Há tanta gente no país a falar de cátedra sobre o que não viu, com base no que lhe contaram, no que leram aqui ou ali, no que ouviram dizer que deviam ter vergonha de ajudarem a enlamear Guimarães e o Vitória com base numa inventona que pode deixar marcas extremamente negativas na imagem de uma comunidade e de um clube.
Guimarães não é racista.
O Vitória não é um clube racista nem de racistas.
Tem mais de sessenta anos de perfeita integração de atletas estrangeiros de várias nacionalidades e raças (desde os primeiros brasileiros que vieram para Portugal pela porta do Vitória na década de 50 do século passado) muitos dos quais escolheram Gumarães para residir depois de terminarem as suas carreiras.
Tem como alguns dos seus maiores ídolos jogadores de raça negra como Ndinga (dez anos no clube, recordista de jogos com a camisola vitoriana, capitão de equipa durante vários anos) , Neno, Jeremias, Rui Rodrigues, Joaquim Jorge, Almiro, Desmarets, Soudani, Ricardo Pereira, Cafú entre tantos outros que poderia citar.
Tem nos seus valores enquanto clube a “assumpção das cores preta e branca como alusão à igualdade e à admissão de todos sem distinção de raças”.
Esta é a minha verdade sobre o que se passou no domingo no estádio D. Afonso Henriques.
A verdade de quem, ao menos, viu o jogo e assistiu a tudo que lá se passou.
Não é uma verdade absoluta, como é evidente, mas o que não é de certeza é uma mentira absoluta como tantas que por aí andam sem qualquer respeito por Gumarães, pelo Vitória, pelos vimaranenses e pelos vitorianos e que estão a lançar anátemas e a criar injustiças a que urge por cobro tão depressa quanto possível.

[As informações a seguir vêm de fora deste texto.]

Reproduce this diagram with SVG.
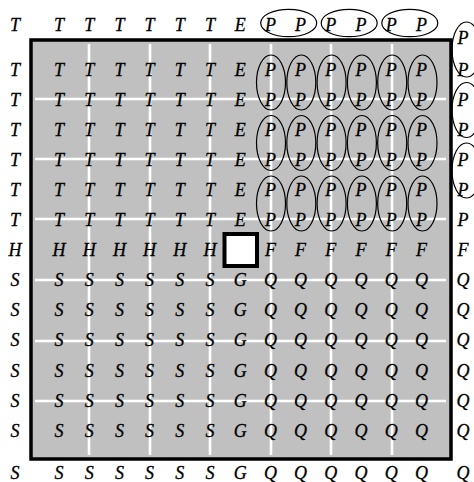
<svg xmlns="http://www.w3.org/2000/svg" width="474" height="482" viewBox="0 0 474 482">
<style>
text{font-family:"Liberation Serif","Times New Roman",serif;font-style:italic;font-size:18px;text-anchor:middle;fill:#000;stroke:#000;stroke-width:0.3}
.grid{stroke:#fff;stroke-width:2.6;fill:none}
.ov{fill:none;stroke:#000;stroke-width:1.2}
</style>
<rect x="31" y="40" width="420" height="419" fill="#c0c0c0" stroke="#000" stroke-width="3.5"/>
<g id="grid" class="grid">
<path d="M35 99H446M35 159H446M35 219H446M35 280H446M35 341H446M35 401H446"/>
<path d="M89 44V455M150 44V455M210 44V455M271 44V455M331 44V455M392 44V455"/>
</g>
<rect id="blank" x="224.5" y="234" width="32.5" height="32" fill="#fff" stroke="#000" stroke-width="4"/>
<g id="top-row">
<text x="15" y="31">T</text><text x="59" y="31">T</text><text x="89.2" y="31">T</text><text x="119.4" y="31">T</text><text x="149.6" y="31">T</text><text x="179.8" y="31">T</text><text x="210" y="31">T</text><text x="240.2" y="31">E</text><text x="270.4" y="31">P</text><text x="300.6" y="31">P</text><text x="330.8" y="31">P</text><text x="361" y="31">P</text><text x="391.2" y="31">P</text><text x="421.4" y="31">P</text>
</g>
<g id="rows-T">
<text x="15" y="75.5">T</text><text x="59" y="75.5">T</text><text x="89.2" y="75.5">T</text><text x="119.4" y="75.5">T</text><text x="149.6" y="75.5">T</text><text x="179.8" y="75.5">T</text><text x="210" y="75.5">T</text><text x="240.2" y="75.5">E</text><text x="270.4" y="75.5">P</text><text x="300.6" y="75.5">P</text><text x="330.8" y="75.5">P</text><text x="361" y="75.5">P</text><text x="391.2" y="75.5">P</text><text x="421.4" y="75.5">P</text>
<text x="15" y="105.6">T</text><text x="59" y="105.6">T</text><text x="89.2" y="105.6">T</text><text x="119.4" y="105.6">T</text><text x="149.6" y="105.6">T</text><text x="179.8" y="105.6">T</text><text x="210" y="105.6">T</text><text x="240.2" y="105.6">E</text><text x="270.4" y="105.6">P</text><text x="300.6" y="105.6">P</text><text x="330.8" y="105.6">P</text><text x="361" y="105.6">P</text><text x="391.2" y="105.6">P</text><text x="421.4" y="105.6">P</text>
<text x="15" y="135.7">T</text><text x="59" y="135.7">T</text><text x="89.2" y="135.7">T</text><text x="119.4" y="135.7">T</text><text x="149.6" y="135.7">T</text><text x="179.8" y="135.7">T</text><text x="210" y="135.7">T</text><text x="240.2" y="135.7">E</text><text x="270.4" y="135.7">P</text><text x="300.6" y="135.7">P</text><text x="330.8" y="135.7">P</text><text x="361" y="135.7">P</text><text x="391.2" y="135.7">P</text><text x="421.4" y="135.7">P</text>
<text x="15" y="165.8">T</text><text x="59" y="165.8">T</text><text x="89.2" y="165.8">T</text><text x="119.4" y="165.8">T</text><text x="149.6" y="165.8">T</text><text x="179.8" y="165.8">T</text><text x="210" y="165.8">T</text><text x="240.2" y="165.8">E</text><text x="270.4" y="165.8">P</text><text x="300.6" y="165.8">P</text><text x="330.8" y="165.8">P</text><text x="361" y="165.8">P</text><text x="391.2" y="165.8">P</text><text x="421.4" y="165.8">P</text>
<text x="15" y="195.9">T</text><text x="59" y="195.9">T</text><text x="89.2" y="195.9">T</text><text x="119.4" y="195.9">T</text><text x="149.6" y="195.9">T</text><text x="179.8" y="195.9">T</text><text x="210" y="195.9">T</text><text x="240.2" y="195.9">E</text><text x="270.4" y="195.9">P</text><text x="300.6" y="195.9">P</text><text x="330.8" y="195.9">P</text><text x="361" y="195.9">P</text><text x="391.2" y="195.9">P</text><text x="421.4" y="195.9">P</text>
<text x="15" y="226">T</text><text x="59" y="226">T</text><text x="89.2" y="226">T</text><text x="119.4" y="226">T</text><text x="149.6" y="226">T</text><text x="179.8" y="226">T</text><text x="210" y="226">T</text><text x="240.2" y="226">E</text><text x="270.4" y="226">P</text><text x="300.6" y="226">P</text><text x="330.8" y="226">P</text><text x="361" y="226">P</text><text x="391.2" y="226">P</text><text x="421.4" y="226">P</text>
</g>
<g id="row-H">
<text x="15" y="256.1">H</text><text x="59" y="256.1">H</text><text x="89.2" y="256.1">H</text><text x="119.4" y="256.1">H</text><text x="149.6" y="256.1">H</text><text x="179.8" y="256.1">H</text><text x="210" y="256.1">H</text><text x="270.4" y="256.1">F</text><text x="300.6" y="256.1">F</text><text x="330.8" y="256.1">F</text><text x="361" y="256.1">F</text><text x="391.2" y="256.1">F</text><text x="421.4" y="256.1">F</text>
</g>
<g id="rows-S">
<text x="15" y="286.2">S</text><text x="59" y="286.2">S</text><text x="89.2" y="286.2">S</text><text x="119.4" y="286.2">S</text><text x="149.6" y="286.2">S</text><text x="179.8" y="286.2">S</text><text x="210" y="286.2">S</text><text x="240.2" y="286.2">G</text><text x="270.4" y="286.2">Q</text><text x="300.6" y="286.2">Q</text><text x="330.8" y="286.2">Q</text><text x="361" y="286.2">Q</text><text x="391.2" y="286.2">Q</text><text x="421.4" y="286.2">Q</text>
<text x="15" y="316.3">S</text><text x="59" y="316.3">S</text><text x="89.2" y="316.3">S</text><text x="119.4" y="316.3">S</text><text x="149.6" y="316.3">S</text><text x="179.8" y="316.3">S</text><text x="210" y="316.3">S</text><text x="240.2" y="316.3">G</text><text x="270.4" y="316.3">Q</text><text x="300.6" y="316.3">Q</text><text x="330.8" y="316.3">Q</text><text x="361" y="316.3">Q</text><text x="391.2" y="316.3">Q</text><text x="421.4" y="316.3">Q</text>
<text x="15" y="346.4">S</text><text x="59" y="346.4">S</text><text x="89.2" y="346.4">S</text><text x="119.4" y="346.4">S</text><text x="149.6" y="346.4">S</text><text x="179.8" y="346.4">S</text><text x="210" y="346.4">S</text><text x="240.2" y="346.4">G</text><text x="270.4" y="346.4">Q</text><text x="300.6" y="346.4">Q</text><text x="330.8" y="346.4">Q</text><text x="361" y="346.4">Q</text><text x="391.2" y="346.4">Q</text><text x="421.4" y="346.4">Q</text>
<text x="15" y="376.5">S</text><text x="59" y="376.5">S</text><text x="89.2" y="376.5">S</text><text x="119.4" y="376.5">S</text><text x="149.6" y="376.5">S</text><text x="179.8" y="376.5">S</text><text x="210" y="376.5">S</text><text x="240.2" y="376.5">G</text><text x="270.4" y="376.5">Q</text><text x="300.6" y="376.5">Q</text><text x="330.8" y="376.5">Q</text><text x="361" y="376.5">Q</text><text x="391.2" y="376.5">Q</text><text x="421.4" y="376.5">Q</text>
<text x="15" y="406.6">S</text><text x="59" y="406.6">S</text><text x="89.2" y="406.6">S</text><text x="119.4" y="406.6">S</text><text x="149.6" y="406.6">S</text><text x="179.8" y="406.6">S</text><text x="210" y="406.6">S</text><text x="240.2" y="406.6">G</text><text x="270.4" y="406.6">Q</text><text x="300.6" y="406.6">Q</text><text x="330.8" y="406.6">Q</text><text x="361" y="406.6">Q</text><text x="391.2" y="406.6">Q</text><text x="421.4" y="406.6">Q</text>
<text x="15" y="436.7">S</text><text x="59" y="436.7">S</text><text x="89.2" y="436.7">S</text><text x="119.4" y="436.7">S</text><text x="149.6" y="436.7">S</text><text x="179.8" y="436.7">S</text><text x="210" y="436.7">S</text><text x="240.2" y="436.7">G</text><text x="270.4" y="436.7">Q</text><text x="300.6" y="436.7">Q</text><text x="330.8" y="436.7">Q</text><text x="361" y="436.7">Q</text><text x="391.2" y="436.7">Q</text><text x="421.4" y="436.7">Q</text>
</g>
<g id="bottom-row">
<text x="15" y="479">S</text><text x="59" y="479">S</text><text x="89.2" y="479">S</text><text x="119.4" y="479">S</text><text x="149.6" y="479">S</text><text x="179.8" y="479">S</text><text x="210" y="479">S</text><text x="240.2" y="479">G</text><text x="270.4" y="479">Q</text><text x="300.6" y="479">Q</text><text x="330.8" y="479">Q</text><text x="361" y="479">Q</text><text x="391.2" y="479">Q</text><text x="421.4" y="479">Q</text><text x="463" y="479">Q</text>
</g>
<g id="right-col">
<text x="463" y="44">P</text><text x="463" y="75.5">P</text><text x="463" y="105.6">P</text><text x="463" y="135.7">P</text><text x="463" y="165.8">P</text><text x="463" y="195.9">P</text><text x="463" y="226">P</text><text x="463" y="256.1">F</text><text x="463" y="286.2">Q</text><text x="463" y="316.3">Q</text><text x="463" y="346.4">Q</text><text x="463" y="376.5">Q</text><text x="463" y="406.6">Q</text><text x="463" y="436.7">Q</text>
</g>
<g id="ovals" class="ov">
<ellipse cx="288.7" cy="23" rx="28" ry="13.7"/><ellipse cx="349.2" cy="23" rx="28" ry="13.7"/><ellipse cx="409.8" cy="23" rx="28" ry="13.7"/>
<ellipse cx="466.5" cy="49.5" rx="14.5" ry="27.5"/><ellipse cx="466.5" cy="110" rx="14.5" ry="27.5"/><ellipse cx="466.5" cy="170.5" rx="14.5" ry="27.5"/>
<ellipse cx="271" cy="82.5" rx="14.5" ry="27.5"/><ellipse cx="301.3" cy="82.5" rx="14.5" ry="27.5"/><ellipse cx="331.6" cy="82.5" rx="14.5" ry="27.5"/><ellipse cx="361.9" cy="82.5" rx="14.5" ry="27.5"/><ellipse cx="392.2" cy="82.5" rx="14.5" ry="27.5"/><ellipse cx="422.5" cy="82.5" rx="14.5" ry="27.5"/>
<ellipse cx="271" cy="143" rx="14.5" ry="27.5"/><ellipse cx="301.3" cy="143" rx="14.5" ry="27.5"/><ellipse cx="331.6" cy="143" rx="14.5" ry="27.5"/><ellipse cx="361.9" cy="143" rx="14.5" ry="27.5"/><ellipse cx="392.2" cy="143" rx="14.5" ry="27.5"/><ellipse cx="422.5" cy="143" rx="14.5" ry="27.5"/>
<ellipse cx="271" cy="203.5" rx="14.5" ry="27.5"/><ellipse cx="301.3" cy="203.5" rx="14.5" ry="27.5"/><ellipse cx="331.6" cy="203.5" rx="14.5" ry="27.5"/><ellipse cx="361.9" cy="203.5" rx="14.5" ry="27.5"/><ellipse cx="392.2" cy="203.5" rx="14.5" ry="27.5"/><ellipse cx="422.5" cy="203.5" rx="14.5" ry="27.5"/>
</g>
</svg>
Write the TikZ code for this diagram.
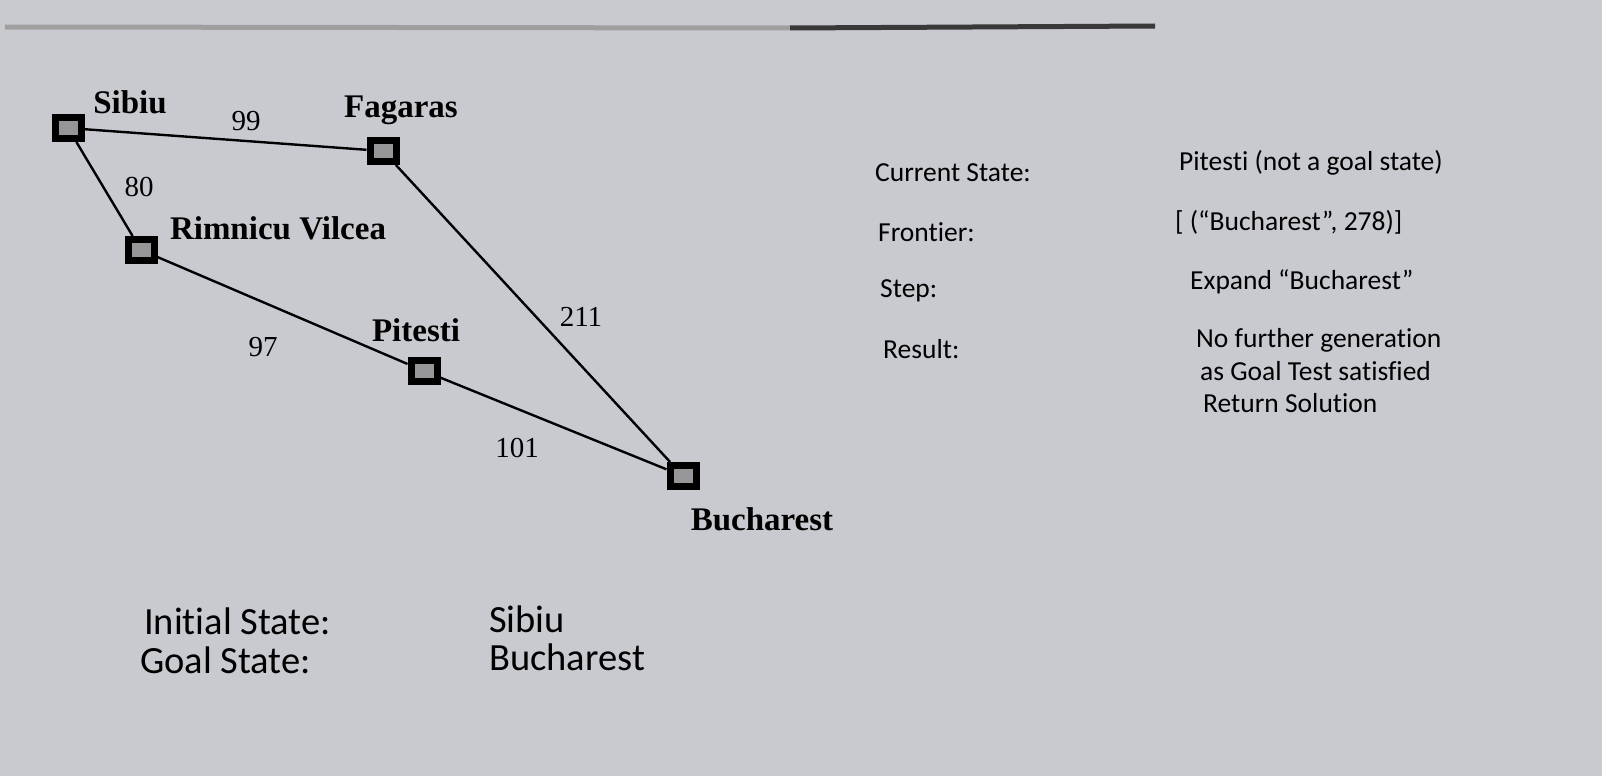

Porque já há quem esteja a sofrer com esta situação apenas e só por ser de Guimarães e do Vitória.
O combate ao racismo é um combate civilizacional do qual nenhum cidadão, nenhuma colectividade, nenhuma instituição estão dispensados porque significa lutar por valores humanos que não são sequer discutíveis.
Mas o combate à injustiça que o racismo é não pode ser feito com outras injustiças como a de criar bodes expiatórios para os males globais como alguns estão agora a quererem fazer com Guimarães e com o Vitória com base num incidente ocorrido num estádio e que em nada justifica isso.”